One of the key features of the European Union and eurozone currency system, as outlined in the early 1990s, is that member country’s would be expected to keep their budget deficits low and their public debt to gross domestic product (GDP) ratios reasonably under control. On the latter indicator, the debt is the numerator and can be changed by increasing or decreasing borrowing (and by extension, of course, annual spending). The GDP makes up the denominator and rises or falls as the national economy grows or shrinks. Changing either part affects the ratio.

The reason for such controls being imposed by the various European Union treaties is to limit currency value fluctuations in one country that will necessarily affect the currency’s value in another country also on the euro that might have a different set of economic concerns.

italian-republic-emblem-largeUnfortunately, one of the persistent features of Italy specifically has been high debt and low growth. In mid-2013, even after several years of cutbacks, the Italian debt to GDP ratio as a percentage was 130% (meaning the total debt was 30% larger than the entire calculated value of the Italian economy).

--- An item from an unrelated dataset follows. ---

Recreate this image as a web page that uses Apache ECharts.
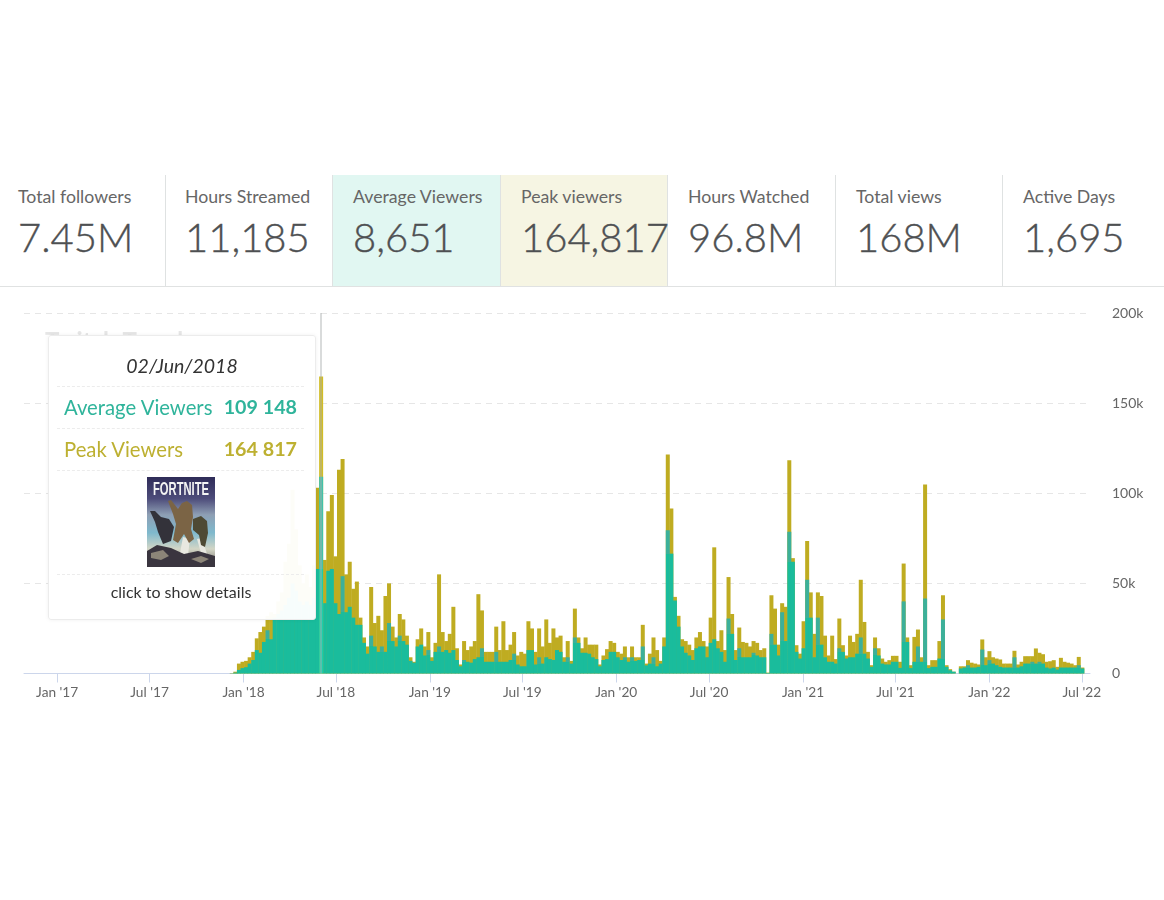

Moreover, GDP was growing on average at 0% a year (often actually negative in practice) in the fifteen years from 1998 to 2013. Similarly, annual deficit to GDP ratio targets demanded by the European Union were also not being met. And yet, the EU wanted the ratios reduced further, even though additional rapid cuts in the numerator (total debt or annual deficit, depending on the ratio in question) might start shrinking the denominator (the economy size), thus leaving the ratio more or less unchanged.

Enter the unelected Prime Minister Matteo Renzi — the former Mayor of Florence (and Italy’s youngest prime minister ever, even including Mussolini) — who dramatically assumed control of the country in February. His Finance Ministry has hit upon a brand new solution to help solve the problem in time for the next round of budgeting.

When your supranational federation orders you to rein in your deficit-to-GDP ratios, you can either slash all spending haphazardly until the deficit size falls to an acceptable level — the usual approach — or you can blow up your GDP massively by piling into your calculation everything under the sun, including hookers and blow. YAY MATH!

Bloomberg:

Drugs, prostitution and smuggling will be part of GDP as of 2014 and prior-year figures will be adjusted to reflect the change in methodology, the Istat national statistics office said today. The revision was made to comply with European Union rules, it said.

Renzi, 39, is committed to narrowing Italy’s deficit to 2.6 percent of GDP this year, a task that’s easier if output is boosted by portions of the underground economy that previously went uncounted. Four recessions in the last 13 years left Italy’s GDP at 1.56 trillion euros ($2.13 trillion) last year, 2 percent lower than in 2001 after adjusting for inflation.

“Even if the impact is hard to quantify, it’s obvious it will have a positive impact on GDP,” said Giuseppe Di Taranto, economist and professor of financial history at Rome’s Luiss University. “Therefore Renzi will have a greater margin this year to spend” without breaching the deficit limit, he said.

 
And that’s the big, dirty secret of the concept of GDP, as well as GDP-based targets: They are blunt instruments that depend at heart on a necessarily arbitrary system of measurement, which can be manipulated in the official figures in any given country by including or excluding various sectors of the economy — particularly in the gray or black markets.